I've gotten in the habit of, when reading array sizes over the wire, explicitly limiting to a reasonable value like 1 million. Occasionally things should be allowed to use all available memory, but it's rare.

JoachimSchipper · on April 19, 2012

IMHO, size_t (for in-memory objects) or off_t (for files) makes more sense.

That is not the issue here, though: casting longs to ints would cause trouble even if both are unsigned.

adobriyan · on April 19, 2012

You didn't understand.

Consistent use of one (unsigned) type for lengths would avoid issues because there'd be no casts.

off_t is signed and doesn't make sense because file length can't be negative.

JoachimSchipper · on April 19, 2012

Indeed, consistent use of one type for lengths avoids issues because you need no casts. For in-memory data, the type to use is size_t since that is what e.g. memcpy(), strncmp() and read() accept; for a position in a file or a file length, off_t is a better choice, since that is what pread(), lseek() and stat() use. I'm a fan of unsigned data types in general, but using off_t for file lengths is the way to go. (It's not like you need defined overflow semantics for file positions, anyway.)

(You don't need off64_t if you compile with the proper #defines, which you should do on Linux.)

acqq · on April 19, 2012

> off_t is signed and doesn't make sense

Wrong, it's used to seek in both directions in calls where direction is signed by... a sign!

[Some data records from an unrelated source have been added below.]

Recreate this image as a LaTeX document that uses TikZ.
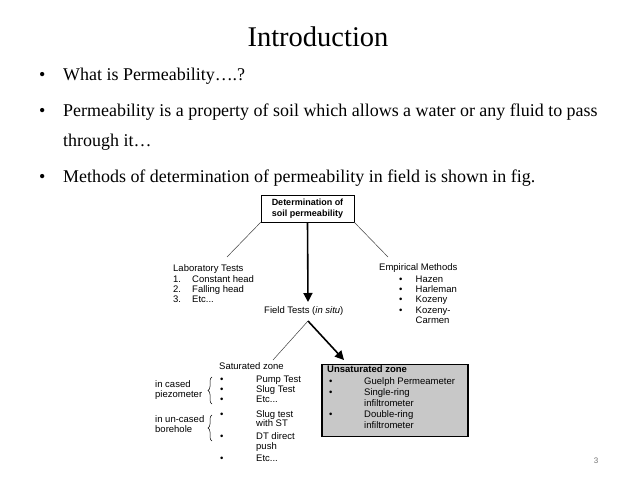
\documentclass[tikz,border=0pt]{standalone}
\usepackage{fontspec}
\setmainfont{Liberation Serif}
\newfontfamily\arialf{Liberation Sans}
\usetikzlibrary{arrows.meta,decorations.pathreplacing}
\definecolor{boxgray}{RGB}{200,200,200}
\begin{document}
\begin{tikzpicture}[x=1pt,y=-1pt,
  body/.style={font=\fontsize{17.95}{20}\selectfont, anchor=base west, inner sep=0},
  dtxt/.style={font=\arialf\fontsize{9.5}{10}\selectfont, anchor=base west, inner sep=0},
  dbold/.style={font=\arialf\bfseries\fontsize{9.5}{10}\selectfont, anchor=base west, inner sep=0},
  thinline/.style={draw=black!75, line width=0.5pt},
  thickarrow/.style={line width=1.6pt, -{Triangle[length=9pt,width=9pt]}},
  bracestyle/.style={decorate, decoration={brace, amplitude=4pt}, line width=0.5pt}
]
\useasboundingbox (0,0) rectangle (638,478);

% title and bullets
\node[font=\fontsize{28.5}{30}\selectfont, anchor=base, inner sep=0] (title) at (318,47) {Introduction};
\node[body] (d1) at (39,81) {•};
\node[body] (t1) at (63,81) {What is Permeability….?};
\node[body] (d2) at (39,117) {•};
\node[body] (t2) at (63,117) {Permeability is a property of soil which allows a water or any fluid to pass};
\node[body] (t2b) at (63,147) {through it…};
\node[body] (d3) at (39,183) {•};
\node[body] (t3) at (63,183) {Methods of determination of permeability in field is shown in fig.};

% top box
\node[draw, line width=0.6pt, font=\arialf\bfseries\fontsize{9}{10.5}\selectfont, align=center,
      minimum width=93, minimum height=27, inner sep=0] (det) at (307.5,208.5) {Determination of\\soil permeability};
\coordinate (labtop) at (227,257);
\coordinate (emptop) at (388,257);
\draw[thinline] (det.south west) -- (labtop);
\draw[thinline] (det.south east) -- (emptop);

% laboratory
\node[dtxt] (lab) at (173,272) {Laboratory Tests};
\node[dtxt] (l1n) at (173,282.5) {1.};
\node[dtxt] (l1) at (192,282.5) {Constant head};
\node[dtxt] (l2n) at (173,292.8) {2.};
\node[dtxt] (l2) at (192,292.8) {Falling head};
\node[dtxt] (l3n) at (173,303) {3.};
\node[dtxt] (l3) at (192,303) {Etc...};

% empirical
\node[dtxt] (emp) at (379,271) {Empirical Methods};
\node[dtxt] (e1d) at (399,282.5) {•};
\node[dtxt] (e1) at (415.5,282.5) {Hazen};
\node[dtxt] (e2d) at (399,293) {•};
\node[dtxt] (e2) at (415.5,293) {Harleman};
\node[dtxt] (e3d) at (399,303) {•};
\node[dtxt] (e3) at (415.5,303) {Kozeny};
\node[dtxt] (e4d) at (399,313.5) {•};
\node[dtxt] (e4) at (415.5,313.5) {Kozeny-};
\node[dtxt] (e5) at (415.5,323.5) {Carmen};

% field tests
\node[dtxt] (field) at (264,314) {Field Tests (\textit{in situ})};
\draw[thickarrow] (det.south) -- (308,302);
\coordinate (apex) at (308,321);
\coordinate (sattop) at (273,360);
\coordinate (unsattop) at (344,360);
\draw[thinline] (apex) -- (sattop);
\draw[thickarrow] (apex) -- (unsattop);

% saturated zone
\node[dtxt] (sat) at (219,370) {Saturated zone};
\node[dtxt] (s1d) at (220,383) {•};
\node[dtxt] (s1) at (256,383) {Pump Test};
\node[dtxt] (s2d) at (220,393) {•};
\node[dtxt] (s2) at (256,393) {Slug Test};
\node[dtxt] (s3d) at (220,403) {•};
\node[dtxt] (s3) at (256,403) {Etc...};
\node[dtxt] (s4d) at (220,418) {•};
\node[dtxt] (s4) at (256,418) {Slug test};
\node[dtxt] (s4b) at (256,427) {with ST};
\node[dtxt] (s5d) at (220,440) {•};
\node[dtxt] (s5) at (256,440) {DT direct};
\node[dtxt] (s5b) at (256,450) {push};
\node[dtxt] (s6d) at (220,462) {•};
\node[dtxt] (s6) at (256,462) {Etc...};

\node[dtxt] (cased1) at (155,388) {in cased};
\node[dtxt] (cased2) at (155,398) {piezometer};
\node[dtxt] (uncased1) at (155,423) {in un-cased};
\node[dtxt] (uncased2) at (155,433) {borehole};
\draw[bracestyle] (212,404) -- (212,377);
\draw[bracestyle] (212,441) -- (212,415);

% unsaturated zone
\node[draw, line width=1.5pt, fill=boxgray, minimum width=146, minimum height=72,
      anchor=north west, inner sep=0] (unsat) at (321,364) {};
\node[dbold] (uz) at (327,373) {Unsaturated zone};
\node[dtxt] (u1d) at (329,385) {•};
\node[dtxt] (u1) at (364,385) {Guelph Permeameter};
\node[dtxt] (u2d) at (329,396) {•};
\node[dtxt] (u2) at (364,396) {Single-ring};
\node[dtxt] (u2b) at (364,407) {infiltrometer};
\node[dtxt] (u3d) at (329,418) {•};
\node[dtxt] (u3) at (364,418) {Double-ring};
\node[dtxt] (u3b) at (364,429) {infiltrometer};

\node[font=\arialf\fontsize{8}{9}\selectfont, text=black!55, inner sep=0] (pg) at (596,461) {3};
\end{tikzpicture}
\end{document}
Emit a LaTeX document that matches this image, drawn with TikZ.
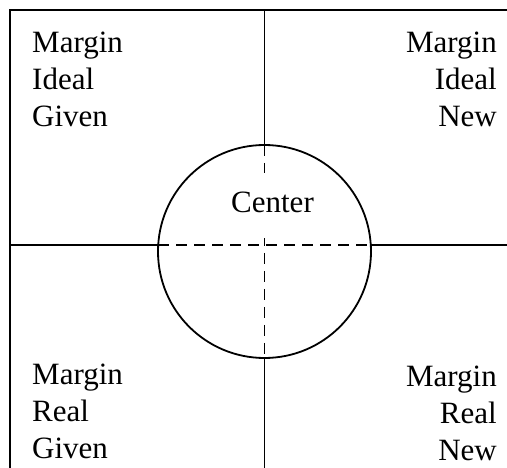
\documentclass[tikz,border=0pt]{standalone}
\usepackage{fontspec}
\setmainfont{Liberation Serif}
\begin{document}
\begin{tikzpicture}[x=1pt, y=-1pt, every node/.style={font=\fontsize{31}{37}\selectfont, inner sep=0pt}, frame/.style={line width=2.4pt}, axis/.style={line width=1.8pt}, inner/.style={line width=1.8pt, dash pattern=on 11pt off 7pt}]
	\useasboundingbox (0,0) rectangle (507,468);
	\draw[frame] (10,468) -- (10,10) -- (507,10);
	\node[draw, circle, line width=1.8pt, minimum size=213pt] (c) at (264.5,251.5) {};
	% where the cross meets the circle
	\coordinate (cw) at (158.2,245);
	\coordinate (ce) at (370.8,245);
	\coordinate (cn) at (264.5,145);
	\coordinate (cs) at (264.5,358);
	\coordinate (w) at (10,245);
	\coordinate (e) at (507,245);
	\coordinate (n) at (264.5,10);
	\coordinate (s) at (264.5,468);
	\draw[axis] (w) -- (cw) (ce) -- (e);
	\draw[axis] (n) -- (cn) (cs) -- (s);
	\draw[inner] (cw) -- (ce);
	\draw[inner] (cn) -- (cs);
	\node[fill=white, text height=40pt, text depth=25pt, anchor=base] (ctr) at (272.5,213) {Center};
	\node[align=left, anchor=north west] (ig) at (32,32) {Margin\\Ideal\\Given};
	\node[align=right, anchor=north east] (in) at (497,32) {Margin\\Ideal\\New};
	\node[align=left, anchor=north west] (rg) at (32,364) {Margin\\Real\\Given};
	\node[align=right, anchor=north east] (rn) at (497,366) {Margin\\Real\\New};
\end{tikzpicture}
\end{document}
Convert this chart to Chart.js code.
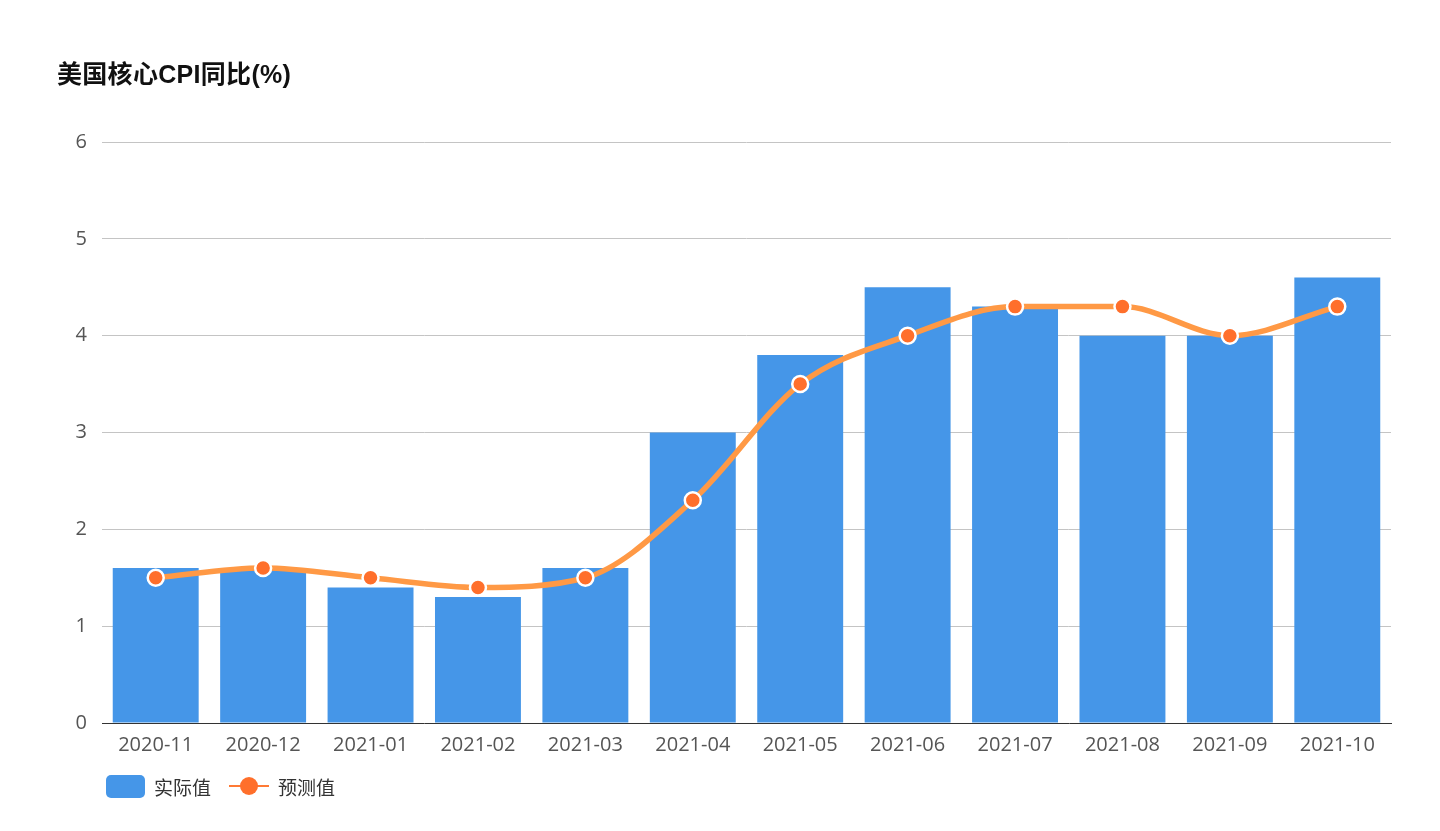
<!DOCTYPE html>
<html><head><meta charset="utf-8">
<script src="https://cdn.jsdelivr.net/npm/chart.js@4/dist/chart.umd.min.js"></script>
<style>
html,body{margin:0;padding:0;background:#fff;width:1440px;height:831px;overflow:hidden;font-family:"Noto Sans CJK SC","Noto Sans",sans-serif;}
#wrap{position:absolute;left:0;top:0;width:1440px;height:831px;}
#title{position:absolute;left:57px;top:54px;font-size:25px;font-weight:bold;color:#111;font-family:"Liberation Sans","Noto Sans CJK SC",sans-serif;letter-spacing:0.3px;}
#legend{position:absolute;left:106px;top:772px;height:28px;display:flex;align-items:center;font-size:19px;color:#333;}
.box{width:39px;height:23px;border-radius:5px;background:#4596e8;margin-right:9px;}
.ln{position:relative;width:40px;height:28px;margin-left:18px;margin-right:9px;}
.ln:before{content:"";position:absolute;left:0;right:0;top:13px;height:2px;background:#ff7a35;}
.ln:after{content:"";position:absolute;left:11px;top:5px;width:18px;height:18px;border-radius:50%;background:#ff6f2b;}
</style></head>
<body>
<div id="wrap"><canvas id="c" width="1440" height="831"></canvas></div>
<div id="title">美国核心CPI同比(%)</div>
<div id="legend"><div class="box"></div><span>实际值</span><div class="ln"></div><span>预测值</span></div>
<script>
const categories = ["2020-11","2020-12","2021-01","2021-02","2021-03","2021-04","2021-05","2021-06","2021-07","2021-08","2021-09","2021-10"];
const actualValues = [1.6,1.6,1.4,1.3,1.6,3.0,3.8,4.5,4.3,4.0,4.0,4.6];
const forecastValues = [1.5,1.6,1.5,1.4,1.5,2.3,3.5,4.0,4.3,4.3,4.0,4.3];
const yTicks = [0,1,2,3,4,5,6];

const tickFont = {family:'"Open Sans","Noto Sans",sans-serif', size:20};
new Chart(document.getElementById('c'), {
  data: {
    labels: categories,
    datasets: [
      {type:'line', label:'预测值', data: forecastValues, borderColor:'#ff9945', borderWidth:5.5,
       pointBackgroundColor:'#ff6f2b', pointBorderColor:'#ffffff', pointBorderWidth:2.5, pointRadius:8,
       cubicInterpolationMode:'monotone', order:0},
      {type:'bar', label:'实际值', data: actualValues, backgroundColor:'#4596e8',
       barPercentage:0.8, categoryPercentage:1.0, order:1}
    ]
  },
  options: {
    responsive:false, animation:false, devicePixelRatio:1,
    layout:{padding:{top:142,left:0,right:49,bottom:68}},
    plugins:{legend:{display:false}, tooltip:{enabled:false}, title:{display:false}},
    scales:{
      x:{
        grid:{display:false, drawTicks:false},
        border:{display:true, color:'#333', width:1},
        ticks:{font:tickFont, color:'#555', padding:10, maxRotation:0},
        afterFit:(s)=>{s.height=40;}
      },
      y:{
        min:0, max:6,
        afterBuildTicks:(s)=>{s.ticks = yTicks.map(v=>({value:v}));},
        grid:{color:(c)=> c.tick && c.tick.value===0 ? 'rgba(0,0,0,0)' : '#c4c4c4', drawTicks:false, lineWidth:1},
        border:{display:false},
        ticks:{font:tickFont, color:'#555', padding:15},
        afterFit:(s)=>{s.width=102;}
      }
    }
  }
});
</script>
</body></html>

http://www.unix.com/man-page/POSIX/3posix/lseek/

adobriyan · on April 19, 2012

[slowly]

off_t is wrong for maintaining length because off_t is signed and lengths are fundamentally unsigned.

Signed offset is OK for seeking.

adobriyan · on April 19, 2012

In fact existence of off64_t proves off_t is not OK.

tedunangst · on April 19, 2012

The existence of off64_t proves Linux fucked up. It's not a standard type and other operating systems don't have it.

SamReidHughes · on April 19, 2012

No. Lengths should always be signed.